2)      Memanipulasi  (P2)  : Mengoreksi,  Mendemonstrasikan,  Merancang,  Memilah, Melatih,  Memperbaiki,  Mengidentifikasikan,  Mengisi,  Menempatkan,  Membuat, Memanipulasi, Mereparasi, Mencampur.
3)      Pengalamiahan  (P3)  : Mengalihkan,  Menggantikan,  Memutar,  Mengirim, Memindahkan, Mendorong, Menarik, Memproduksi, Mencampur, Mengoperasikan, Mengemas, Membungkus.
4)      Artikulasi  (P4)  : Mengalihkan,  Mempertajam,  Membentuk,  Memadankan, Menggunakan,  Memulai,  Menyetir,  Menjeniskan,  Menempel,  Menseketsa, Melonggarkan, Menimbang.

D.      KESIMPULAN
Dari  pembahasan  diatas  tentang  ranah  kognitif  dalam  pembelajaran,  dapat disimpulkan bahwa :
Pembelajaran  merupakan kegiatan  interaktif dan  timbal  balik antara  pendidik  dan peserta didik.
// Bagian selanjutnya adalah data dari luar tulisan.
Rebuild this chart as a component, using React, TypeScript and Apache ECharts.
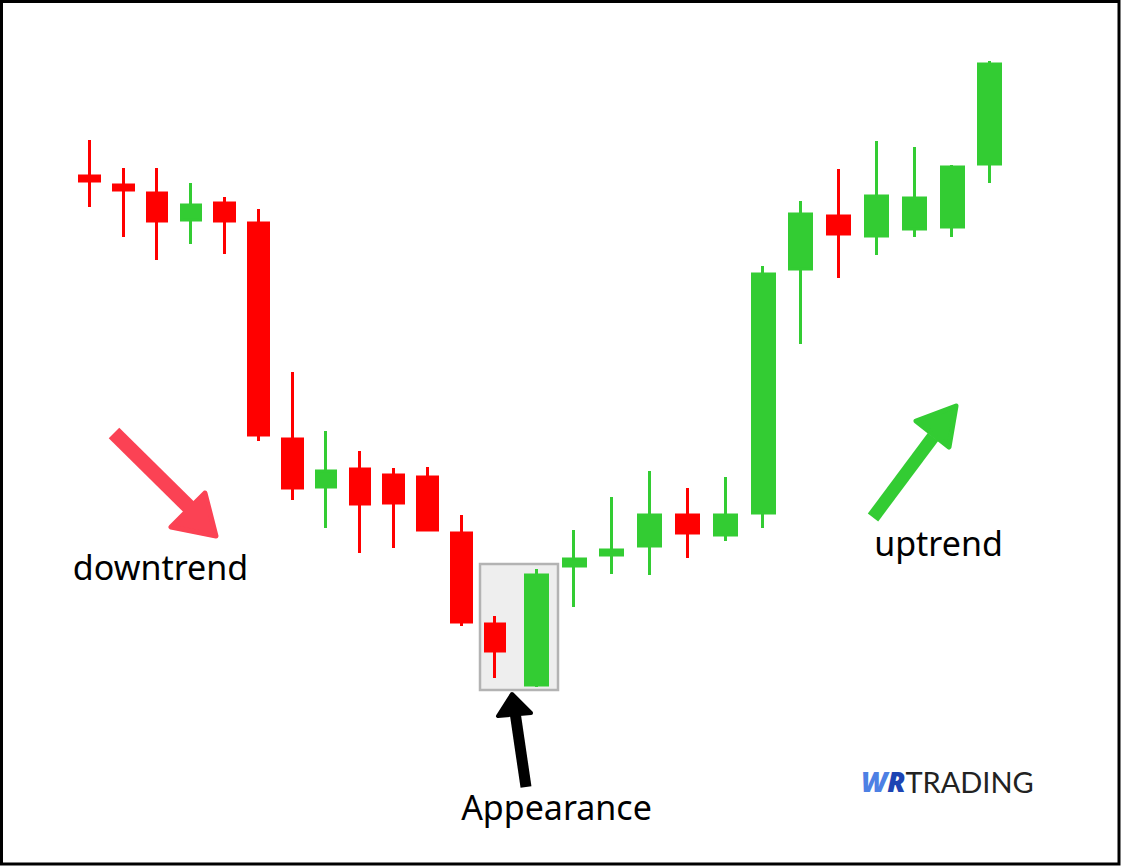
import React, { useEffect, useRef } from 'react';
import * as echarts from 'echarts';

// Candles are [open, close, low, high]; price units are arbitrary (no axis shown)
const fallDays = ['1', '2', '3', '4', '5', '6', '7', '8', '9', '10', '11', '12', '13'];
const fallCandles = [
    [690, 685, 659, 726],
    [681, 676, 629, 698],
    [673, 645, 606, 698],
    [646, 661, 622, 683],
    [663, 645, 612, 669],
    [643, 431, 425, 657],
    [427, 378, 366, 494],
    [379, 395, 338, 435],
    [397, 362, 313, 415],
    [391, 363, 318, 398],
    [389, 336, 335, 399],
    [333, 244, 240, 351],
    [242, 215, 188, 250]
];

const riseDays = ['14', '15', '16', '17', '18', '19', '20', '21', '22', '23', '24', '25', '26'];
const riseCandles = [
    [181, 291, 179, 297],
    [300, 307, 259, 336],
    [311, 316, 292, 369],
    [320, 351, 291, 395],
    [351, 333, 308, 378],
    [331, 351, 325, 389],
    [353, 592, 338, 600],
    [597, 652, 522, 665],
    [650, 632, 588, 697],
    [630, 670, 611, 725],
    [637, 668, 629, 719],
    [639, 699, 629, 701],
    [702, 802, 683, 805]
];

const labels = ['downtrend', 'uptrend', 'Appearance'];

const UP = '#33CC33';
const DOWN = '#FF0000';
const FONT = '"Noto Sans", "Open Sans", sans-serif';

const candleSeries = (name: string, idx: number, data: number[][], barWidth: number) => ({
    name,
    type: 'candlestick' as const,
    xAxisIndex: idx,
    yAxisIndex: idx,
    data,
    barWidth,
    itemStyle: {
        color: UP,
        color0: DOWN,
        borderColor: UP,
        borderColor0: DOWN,
        borderWidth: 3
    }
});

const hiddenY = (gridIndex: number) => ({
    type: 'value' as const,
    gridIndex,
    min: 0,
    max: 866,
    show: false
});

const hiddenX = (gridIndex: number, data: string[]) => ({
    type: 'category' as const,
    gridIndex,
    data,
    show: false
});

const label = (text: string, x: number, y: number) => ({
    type: 'text' as const,
    z: 100,
    x,
    y,
    style: {
        text,
        fill: '#000',
        font: `34px ${FONT}`,
        align: 'center' as const,
        verticalAlign: 'middle' as const
    }
});

export default function App() {
    const chartRef = useRef<HTMLDivElement>(null);

    useEffect(() => {
        if (!chartRef.current) return;
        const chart = echarts.init(chartRef.current, null, { renderer: 'svg' });

        const option: echarts.EChartsOption = {
            animation: false,
            backgroundColor: '#ffffff',
            grid: [
                { left: 72.6, width: 439.4, top: 0, bottom: 0 },
                { left: 517.4, width: 491.4, top: 0, bottom: 0 }
            ],
            xAxis: [hiddenX(0, fallDays), hiddenX(1, riseDays)],
            yAxis: [hiddenY(0), hiddenY(1)],
            series: [
                candleSeries('fall', 0, fallCandles, 20),
                candleSeries('rise', 1, riseCandles, 22.5)
            ],
            graphic: [
                // frame
                {
                    type: 'rect',
                    z: 200,
                    shape: { x: 1.5, y: 1.5, width: 1117.5, height: 862.5 },
                    style: { fill: 'none', stroke: '#000', lineWidth: 3 }
                },
                // highlight box behind the two candles
                {
                    type: 'rect',
                    z: -1,
                    shape: { x: 480, y: 564, width: 78, height: 126 },
                    style: { fill: '#EEEEEE', stroke: '#B3B3B3', lineWidth: 2.5 }
                },
                // downtrend arrow
                {
                    type: 'line',
                    z: 100,
                    shape: { x1: 114, y1: 433, x2: 192, y2: 510 },
                    style: { stroke: '#FB4254', lineWidth: 15 }
                },
                {
                    type: 'polygon',
                    z: 100,
                    shape: { points: [[205, 493], [171, 527], [216, 536]] },
                    style: { fill: '#FB4254', stroke: '#FB4254', lineWidth: 5, lineJoin: 'round' }
                },
                // uptrend arrow
                {
                    type: 'line',
                    z: 100,
                    shape: { x1: 873, y1: 517.5, x2: 933, y2: 437 },
                    style: { stroke: UP, lineWidth: 13 }
                },
                {
                    type: 'polygon',
                    z: 100,
                    shape: { points: [[916, 421], [949, 447], [956, 406]] },
                    style: { fill: UP, stroke: UP, lineWidth: 5, lineJoin: 'round' }
                },
                // appearance arrow
                {
                    type: 'line',
                    z: 100,
                    shape: { x1: 526, y1: 787, x2: 515, y2: 712 },
                    style: { stroke: '#000', lineWidth: 11 }
                },
                {
                    type: 'polygon',
                    z: 100,
                    shape: { points: [[498, 716], [531, 713], [512, 694]] },
                    style: { fill: '#000', stroke: '#000', lineWidth: 4, lineJoin: 'round' }
                },
                label(labels[0], 160.5, 567),
                label(labels[1], 938.5, 543),
                label(labels[2], 556.5, 807),
                // logo
                {
                    type: 'text',
                    z: 100,
                    x: 861,
                    y: 781,
                    style: {
                        text: '{w|W}{r|R}{t|TRADING}',
                        align: 'left',
                        verticalAlign: 'middle',
                        rich: {
                            w: { fill: '#4D80E4', font: `italic 900 28px ${FONT}` },
                            r: { fill: '#1D44B3', font: `italic 900 28px ${FONT}` },
                            t: { fill: '#222222', font: `29px Lato, ${FONT}` }
                        }
                    }
                }
            ]
        };

        chart.setOption(option);

        return () => {
            chart.dispose();
        };
    }, []);

    return (
        <div
            ref={chartRef}
            style={{ position: 'absolute', left: 0, top: 0, width: 1121, height: 866 }}
        />
    );
}
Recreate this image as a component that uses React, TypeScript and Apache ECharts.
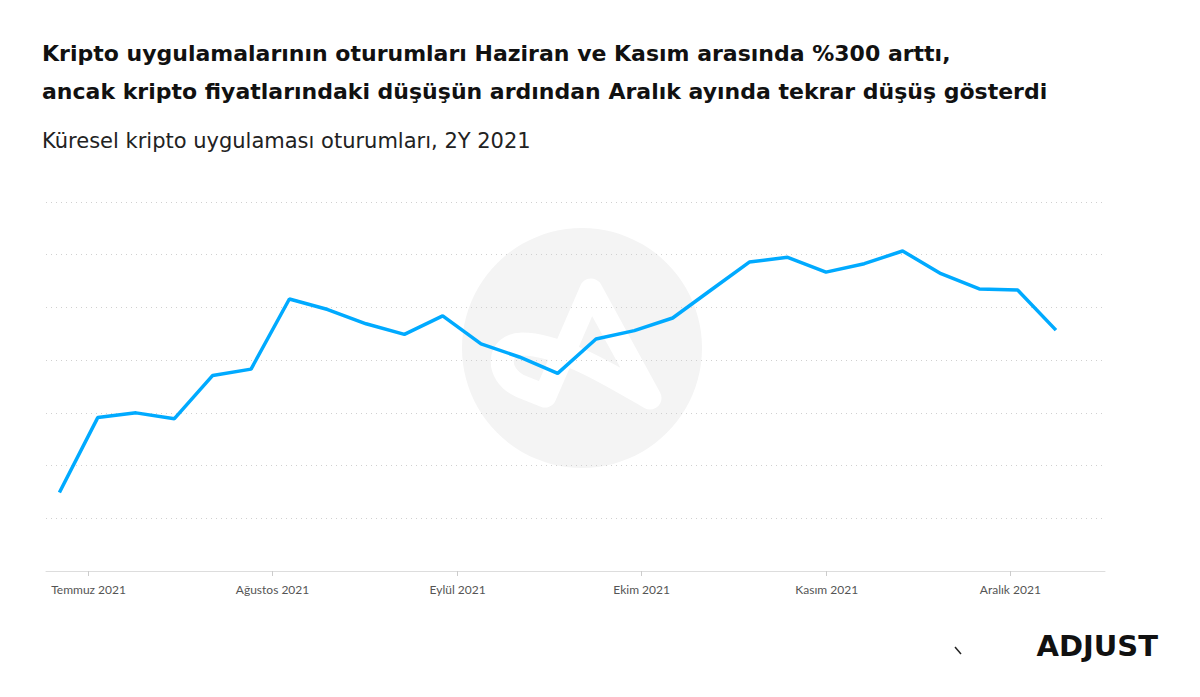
import React, { useEffect, useRef } from "react";
import * as echarts from "echarts";

// Weekly session index (arbitrary units; gridline step = 10)
const sessions: number[] = [
  14.9, 29.1, 30.0, 28.9, 37.1, 38.3, 51.6, 49.6, 46.9, 44.9, 48.4, 43.1, 40.6, 37.5,
  44.0, 45.6, 48.0, 53.3, 58.6, 59.5, 56.7, 58.3, 60.7, 56.4, 53.5, 53.3, 45.7,
];
// Month start positions, in units of the week index
const monthTickPositions: number[] = [0.76, 5.56, 10.39, 15.19, 20.02, 24.81];
const monthLabels: string[] = [
  "Temmuz 2021",
  "Ağustos 2021",
  "Eylül 2021",
  "Ekim 2021",
  "Kasım 2021",
  "Aralık 2021",
];

const titleText =
  "Kripto uygulamalarının oturumları Haziran ve Kasım arasında %300 arttı,\nancak kripto fiyatlarındaki düşüşün ardından Aralık ayında tekrar düşüş gösterdi";
const subtitleText = "Küresel kripto uygulaması oturumları, 2Y 2021";

const logoPath =
  "M 545 396 L 591 290 L 650 398 C 612 376 560 344 522 344 C 497 344 495 374 520 386 L 545 396";
echarts.graphic.registerShape(
  "adjustMark",
  echarts.graphic.extendPath(logoPath, {}) as any
);

export default function App() {
  const ref = useRef<HTMLDivElement>(null);

  useEffect(() => {
    document.body.style.margin = "0";
    if (!ref.current) return;
    const chart = echarts.init(ref.current, null, { renderer: "svg" });
    const font = "Lato, 'Noto Sans', sans-serif";
    const headFont = "'DejaVu Sans', 'Open Sans', sans-serif";
    chart.setOption({
      animation: false,
      backgroundColor: "#ffffff",
      textStyle: { fontFamily: font },
      title: [
        {
          text: titleText,
          left: 42,
          top: 34,
          padding: 0,
          textStyle: {
            fontFamily: headFont,
            fontSize: 22,
            fontWeight: "bold",
            color: "#111111",
            lineHeight: 38,
          },
        },
        {
          text: subtitleText,
          left: 42,
          top: 129,
          padding: 0,
          textStyle: {
            fontFamily: headFont,
            fontSize: 21,
            fontWeight: "normal",
            color: "#222222",
            lineHeight: 24,
          },
        },
      ],
      graphic: [
        {
          type: "circle",
          z: -10,
          silent: true,
          shape: { cx: 582, cy: 348, r: 120 },
          style: { fill: "#f4f4f4" },
        },
        {
          type: "adjustMark",
          z: -9,
          silent: true,
          x: 0,
          y: 0,
          style: {
            fill: "none",
            stroke: "#ffffff",
            lineWidth: 23,
            lineCap: "round",
            lineJoin: "round",
          },
        },
        {
          type: "line",
          silent: true,
          shape: { x1: 955, y1: 647, x2: 961, y2: 654 },
          style: { stroke: "#222222", lineWidth: 1.5 },
        },
        {
          type: "text",
          silent: true,
          right: 42,
          top: 631,
          style: {
            text: "ADJUST",
            font: "bold 29px 'DejaVu Sans', 'Noto Sans', sans-serif",
            fill: "#111111",
          },
        },
      ],
      grid: { left: 46, right: 95, top: 202, bottom: 126, containLabel: false },
      xAxis: {
        type: "value",
        min: -0.35,
        max: 27.28,
        axisLine: { show: true, lineStyle: { color: "#dddddd", width: 1 } },
        axisTick: {
          show: true,
          length: 5,
          customValues: monthTickPositions,
          lineStyle: { color: "#cccccc" },
        },
        axisLabel: {
          show: true,
          customValues: monthTickPositions,
          margin: 12,
          fontSize: 12,
          color: "#555555",
          fontFamily: font,
          formatter: (v: number) => {
            const idx = monthTickPositions.findIndex((p) => Math.abs(p - v) < 1e-6);
            return idx >= 0 ? monthLabels[idx] : "";
          },
        },
        splitLine: { show: false },
      },
      yAxis: {
        type: "value",
        min: 0,
        max: 70,
        interval: 10,
        axisLine: { show: false },
        axisTick: { show: false },
        axisLabel: { show: false },
        splitLine: {
          show: true,
          lineStyle: { color: "#d0d0d0", type: [1, 4], width: 1 },
        },
      },
      series: [
        {
          type: "line",
          data: sessions.map((v, i) => [i, v]),
          showSymbol: false,
          symbol: "none",
          lineStyle: { color: "#00aaff", width: 3.5 },
          itemStyle: { color: "#00aaff" },
          z: 5,
        },
      ],
    });
    return () => chart.dispose();
  }, []);

  return <div ref={ref} style={{ width: 1200, height: 697 }} />;
}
Untuk mencapai kompetensi yang diharapkan maka seorang pendidik seharusnya  menyiapkan  berbagai  kebutuhan  sebalum  mengajar  termasuk kebutuhan  setelah  mengajar.  Merancang,  melaksanakan,  dan  mengevaluasi pembelajaran  merupakan  kegiatan wajib yang harus dilakukan oleh  guru. Dengan demikian  guru  dapat  berkreasi  dan  berinovasi  pada  kelasnya  dengan  teori  yang mendasari  proses  pembelajaran tersebut.  Tujuan dari  pembelajaran  adalah  untuk membantu  siswa  untuk  memahami  konsep  utama  pada  suatu  topik  atau  mata pelajaran.    Kemampuan  berpikir  merupakan  faktor  penting  dalam  proses pembelajaran  siswa.  Kemampuan berpikir  seseorang dapat dikembangkan melalui belajar, bertanya pada  diri sendiri, memiliki keinginan untuk menghasilkan sesuatu yang  baru,  berkemauan  memanfaatkan  sesuatu  yang  ada  di  sekitar,  sehingga menghasilkan sesuatu yang berguna bagi dirinya maupun bagi orang lain.
 
E.       DAFTAR PUSTAKA

Arikunto, Suharsimi. 2012. Dasar-dasar Evaluasi Penilaian Pendidikan Edisi
Kedua. Bumi Aksara : Jakarta.

Bloom, Benjamin S, dkk. 1965. Evaluation to improve Learning.

Joyce, B., &  Weil, M. 2003. Model of Teaching. Allyn & Bacon :
Massachusetts.

Schunk,  D.H.  2012.  Learning  Theories  An  Educational  Perspective, 
Sixth  Edition. Pearson Publishing : Boston.